I do want to emphasize once again how many boxes you have to tick before it’s really a “fair” problem where we start caring about stuff like the MCP. If I was just asking for profitability of the stores per se in the sample, then there’s not really the same sort of thing as a false positive or false negative unless the viewer is misreading the chart. It’s only when we go into inference land that we’d start running into trouble (and that can, in fact, happen in EDA: I describe such a scenario in an earlier blog post).
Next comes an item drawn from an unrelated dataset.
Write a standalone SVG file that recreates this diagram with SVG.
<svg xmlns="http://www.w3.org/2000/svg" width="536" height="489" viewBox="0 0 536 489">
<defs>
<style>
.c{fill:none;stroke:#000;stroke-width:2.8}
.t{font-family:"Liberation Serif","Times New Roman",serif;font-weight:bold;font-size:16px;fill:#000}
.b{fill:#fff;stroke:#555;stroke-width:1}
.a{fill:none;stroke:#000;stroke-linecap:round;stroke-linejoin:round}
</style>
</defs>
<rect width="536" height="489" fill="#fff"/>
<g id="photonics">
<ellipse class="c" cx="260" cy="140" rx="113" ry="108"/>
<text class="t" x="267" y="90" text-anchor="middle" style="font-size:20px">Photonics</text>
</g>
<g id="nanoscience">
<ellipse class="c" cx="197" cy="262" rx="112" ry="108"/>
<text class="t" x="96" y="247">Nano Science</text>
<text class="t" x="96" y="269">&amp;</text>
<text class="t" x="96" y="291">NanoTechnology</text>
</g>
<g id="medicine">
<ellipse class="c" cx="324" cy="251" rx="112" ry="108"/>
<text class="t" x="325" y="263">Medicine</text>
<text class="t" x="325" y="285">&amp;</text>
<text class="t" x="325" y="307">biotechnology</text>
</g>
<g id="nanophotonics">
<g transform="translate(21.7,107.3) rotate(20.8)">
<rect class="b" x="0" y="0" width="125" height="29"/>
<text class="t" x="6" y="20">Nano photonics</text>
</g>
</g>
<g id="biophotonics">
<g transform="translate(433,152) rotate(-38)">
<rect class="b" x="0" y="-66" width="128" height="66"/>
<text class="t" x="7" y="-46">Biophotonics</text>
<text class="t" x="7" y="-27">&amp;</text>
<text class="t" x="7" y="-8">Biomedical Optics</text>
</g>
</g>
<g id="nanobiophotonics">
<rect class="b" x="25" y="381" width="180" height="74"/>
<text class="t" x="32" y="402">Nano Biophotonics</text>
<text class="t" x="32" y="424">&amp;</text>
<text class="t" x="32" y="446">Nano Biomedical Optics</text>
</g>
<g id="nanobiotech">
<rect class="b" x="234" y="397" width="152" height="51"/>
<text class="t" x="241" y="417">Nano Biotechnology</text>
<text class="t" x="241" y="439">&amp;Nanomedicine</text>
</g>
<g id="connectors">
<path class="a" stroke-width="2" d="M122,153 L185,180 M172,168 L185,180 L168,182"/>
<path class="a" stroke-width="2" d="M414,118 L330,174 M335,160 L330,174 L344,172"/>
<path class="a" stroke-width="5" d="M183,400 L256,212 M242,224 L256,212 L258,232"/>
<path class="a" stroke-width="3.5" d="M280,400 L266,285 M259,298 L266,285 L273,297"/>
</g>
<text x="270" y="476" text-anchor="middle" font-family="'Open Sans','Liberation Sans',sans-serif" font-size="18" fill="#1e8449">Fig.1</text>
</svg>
So, with the preliminaries (finally) out of the way, what did we find? Well, lots of things, but here’s a big one as far as I’m concerned, here testing between presenting the information as a mean + confidence interval (CI), a density curve (PDF), or just giving people the sample data without any sort of aggregation or modeling and relying on visual estimates to do things like infer sampling means or variability (baseline):

The red line in the chart above is what we called the “uncorrected strategy” in the paper but that I called the “t-test golem” in line with my thinking above. That would be the decision quality if you just ignored the MCP, looked at the mean and error, and gave a thumbs up to every visualization where p<0.05. So, for our data, this would result in the golem making errors on around 1 in 5 positive judgments. And then that blueish line on the left is if you used the laser-guided statistical state of the art procedure for accounting for the MCP, the Benjamini-Hochberg correction, where your t-test golem first does a bit of estimating and sorting and line-fitting before setting a decision threshold.
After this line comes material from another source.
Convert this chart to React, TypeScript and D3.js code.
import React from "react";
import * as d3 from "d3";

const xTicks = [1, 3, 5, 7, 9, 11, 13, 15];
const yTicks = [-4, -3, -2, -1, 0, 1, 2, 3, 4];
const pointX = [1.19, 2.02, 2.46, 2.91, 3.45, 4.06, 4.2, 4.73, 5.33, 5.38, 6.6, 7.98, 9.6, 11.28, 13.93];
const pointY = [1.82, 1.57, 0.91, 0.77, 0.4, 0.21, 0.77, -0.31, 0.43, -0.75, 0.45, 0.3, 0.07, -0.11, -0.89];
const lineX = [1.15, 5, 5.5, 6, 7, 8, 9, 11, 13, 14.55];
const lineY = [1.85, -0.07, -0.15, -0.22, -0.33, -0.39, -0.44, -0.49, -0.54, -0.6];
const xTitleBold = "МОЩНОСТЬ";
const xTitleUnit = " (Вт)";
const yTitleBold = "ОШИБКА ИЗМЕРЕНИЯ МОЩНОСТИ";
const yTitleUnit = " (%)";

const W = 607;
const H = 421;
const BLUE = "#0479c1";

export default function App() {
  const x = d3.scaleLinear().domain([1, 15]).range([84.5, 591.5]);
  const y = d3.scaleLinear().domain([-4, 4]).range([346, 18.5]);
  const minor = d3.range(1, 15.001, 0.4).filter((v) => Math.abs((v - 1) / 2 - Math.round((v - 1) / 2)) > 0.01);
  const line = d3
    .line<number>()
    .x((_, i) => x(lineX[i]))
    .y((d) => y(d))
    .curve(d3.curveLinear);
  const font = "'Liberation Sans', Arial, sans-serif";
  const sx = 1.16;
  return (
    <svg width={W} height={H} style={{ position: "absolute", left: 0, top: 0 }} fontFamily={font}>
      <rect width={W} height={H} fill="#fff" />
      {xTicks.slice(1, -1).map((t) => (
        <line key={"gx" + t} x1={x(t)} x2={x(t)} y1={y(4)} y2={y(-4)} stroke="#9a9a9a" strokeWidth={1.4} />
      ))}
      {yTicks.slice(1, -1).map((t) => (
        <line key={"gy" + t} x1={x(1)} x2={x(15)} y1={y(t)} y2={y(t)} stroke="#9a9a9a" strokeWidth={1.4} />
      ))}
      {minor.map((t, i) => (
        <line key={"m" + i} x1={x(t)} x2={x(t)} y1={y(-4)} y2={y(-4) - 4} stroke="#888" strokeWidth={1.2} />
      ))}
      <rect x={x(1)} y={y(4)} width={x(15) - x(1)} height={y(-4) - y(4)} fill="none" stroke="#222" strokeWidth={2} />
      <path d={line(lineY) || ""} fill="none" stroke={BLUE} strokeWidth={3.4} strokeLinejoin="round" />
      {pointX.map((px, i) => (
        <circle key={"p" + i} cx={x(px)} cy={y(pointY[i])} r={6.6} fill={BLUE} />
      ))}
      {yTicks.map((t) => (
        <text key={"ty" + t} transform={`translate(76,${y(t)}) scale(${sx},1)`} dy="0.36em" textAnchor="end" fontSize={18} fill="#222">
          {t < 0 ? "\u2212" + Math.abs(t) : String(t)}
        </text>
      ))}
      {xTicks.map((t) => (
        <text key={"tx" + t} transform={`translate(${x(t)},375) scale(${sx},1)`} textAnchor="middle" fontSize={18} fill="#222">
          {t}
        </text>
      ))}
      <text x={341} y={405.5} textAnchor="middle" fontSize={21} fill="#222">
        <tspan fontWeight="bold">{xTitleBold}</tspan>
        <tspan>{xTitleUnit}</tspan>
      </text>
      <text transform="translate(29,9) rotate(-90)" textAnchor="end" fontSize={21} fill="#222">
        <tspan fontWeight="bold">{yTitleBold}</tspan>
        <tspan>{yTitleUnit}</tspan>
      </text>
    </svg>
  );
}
The human performance, then, is not very golem-like. But we do find that, when you give people uncertainty information, participants can better react to the MCP. They don’t necessarily react as much as they should, and they aren’t consistently hitting the theoretical limits of statistical MCP correction methods, but they are doing something. What it is, I can’t say exactly. I don’t think it’s explicitly golem-y stuff like some sort of Bonferonni correction where they have a mental p-value in their head that they divide based on the number of comparisons, but they weren’t helpless here. The exception is the result that if you don’t give people uncertainty information, particpants struggle to react to the MCP. They do worse than our poor strawman (clayman?) uncorrected t-test golem! This is perhaps disappointing if we were hoping we could get away with making EDA systems that just show bars and scatterplots without any uncertainty information and hope that things will just work out, but maybe not surprising for those holding the idea that if you give people tasks involving uncertainty, maybe, just maybe, you should directly give them uncertainty information as well.
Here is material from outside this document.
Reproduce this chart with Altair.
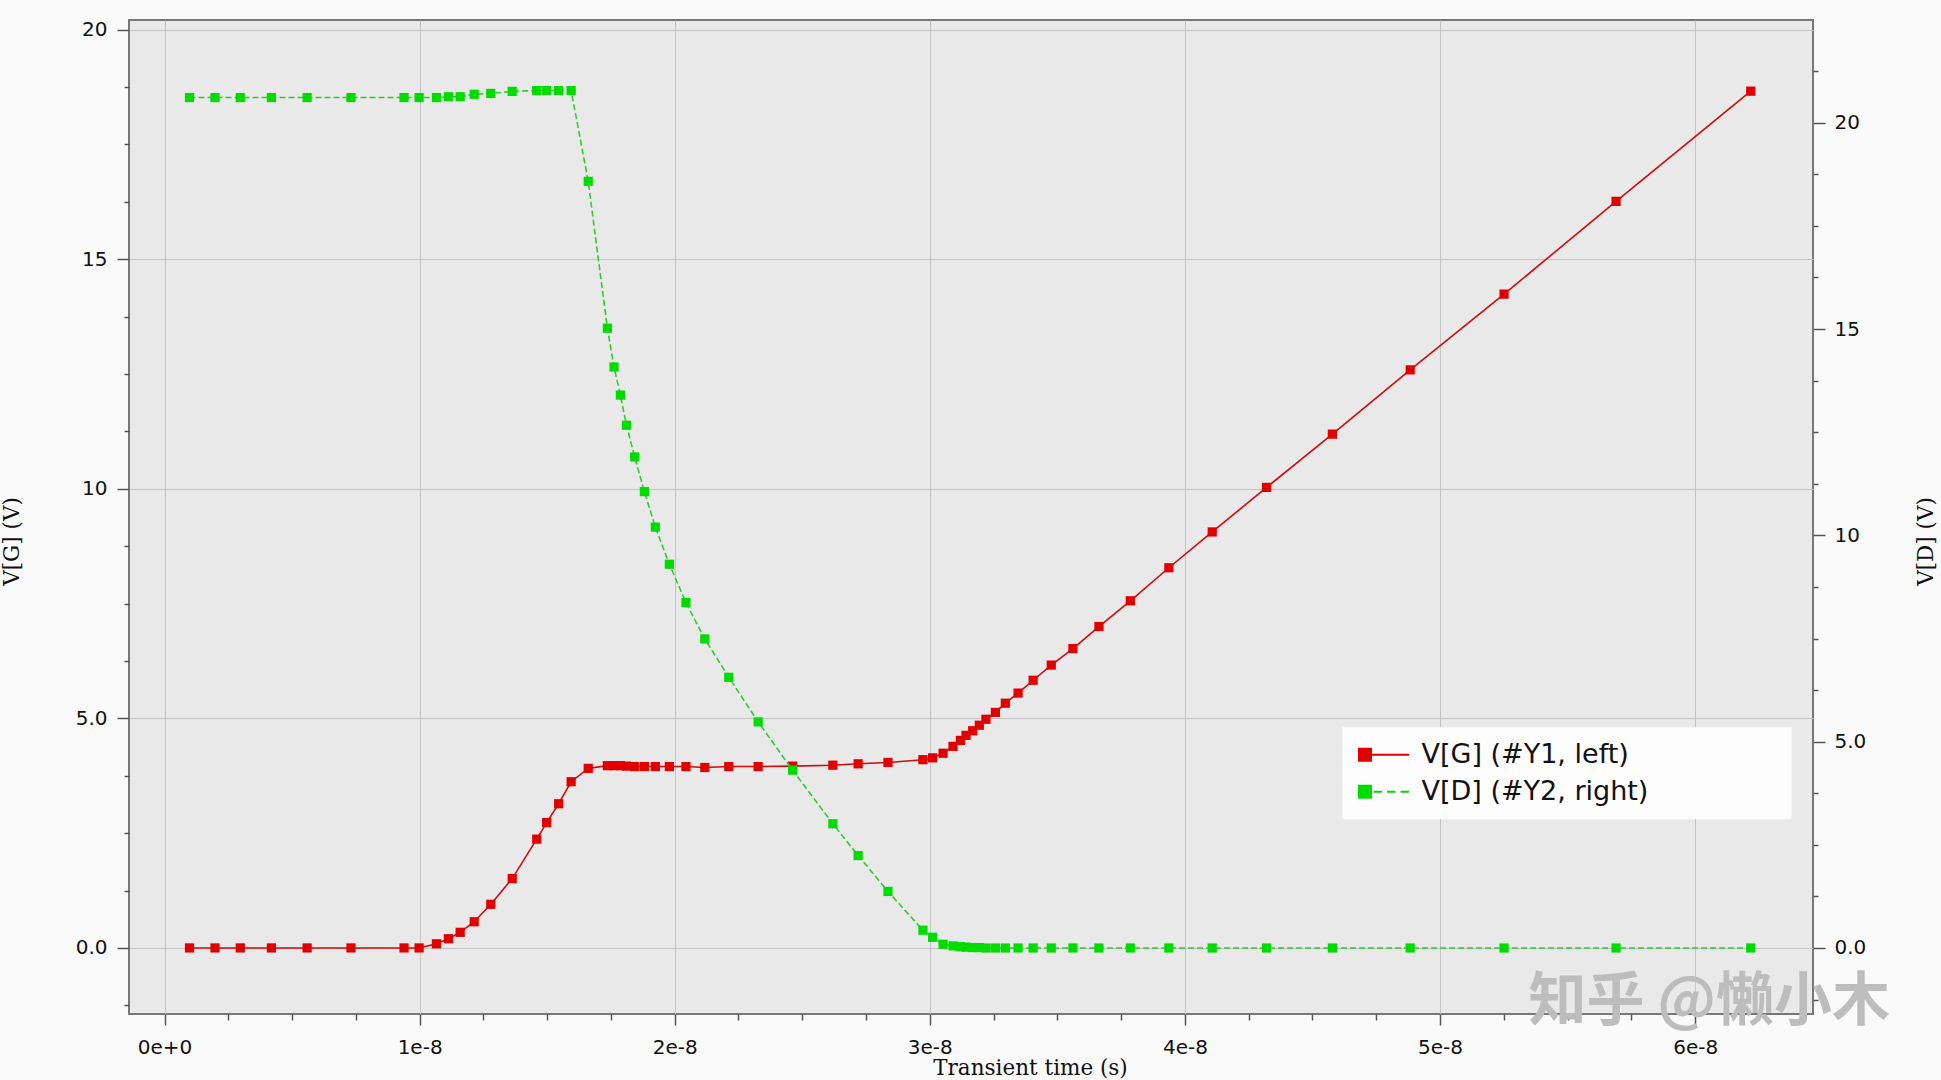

There’s much more in the paper, and a deeper analysis of patterns of performance and error, but I did want to end with a few thoughts. The first is that I think this is, overall, a bit of a mixed bag for EDA in a “post-Zgraggen et al.” world (I have to come up with a pithier name for this concept). Okay, people weren’t making errors 60% of the time, like in the Zgraggen et al. work. But, on average, even for people given uncertainty information, it was still more like a 30–40% rate of false discoveries (both false positives or false negatives), and that’s not exactly a number that makes you fall back into dogmatic slumber (although note that we were setting the rate of true positives here to around 30% to try to optimize for detecting differences in strategy, which has a lot to do with the floors and ceilings of that number here). And the second is there just seems to be a affordance mismatch between the types of visualizations we see in traditional EDA and statistical graphics: they really do seem to be different looks for different goals. The way we conceptualize EDA, as poking around until we find something, is so alien to the sort of ways we think about inferential statistics and experimental design and so on that we perhaps shouldn’t be surprised that they behave differently. That might even be okay, some of the time: lots of things that help us make data-driven inferences about the world aren’t a lot like p-values or null hypothesis significance testing, and that might be a problem with statistics more than it’s a problem with people.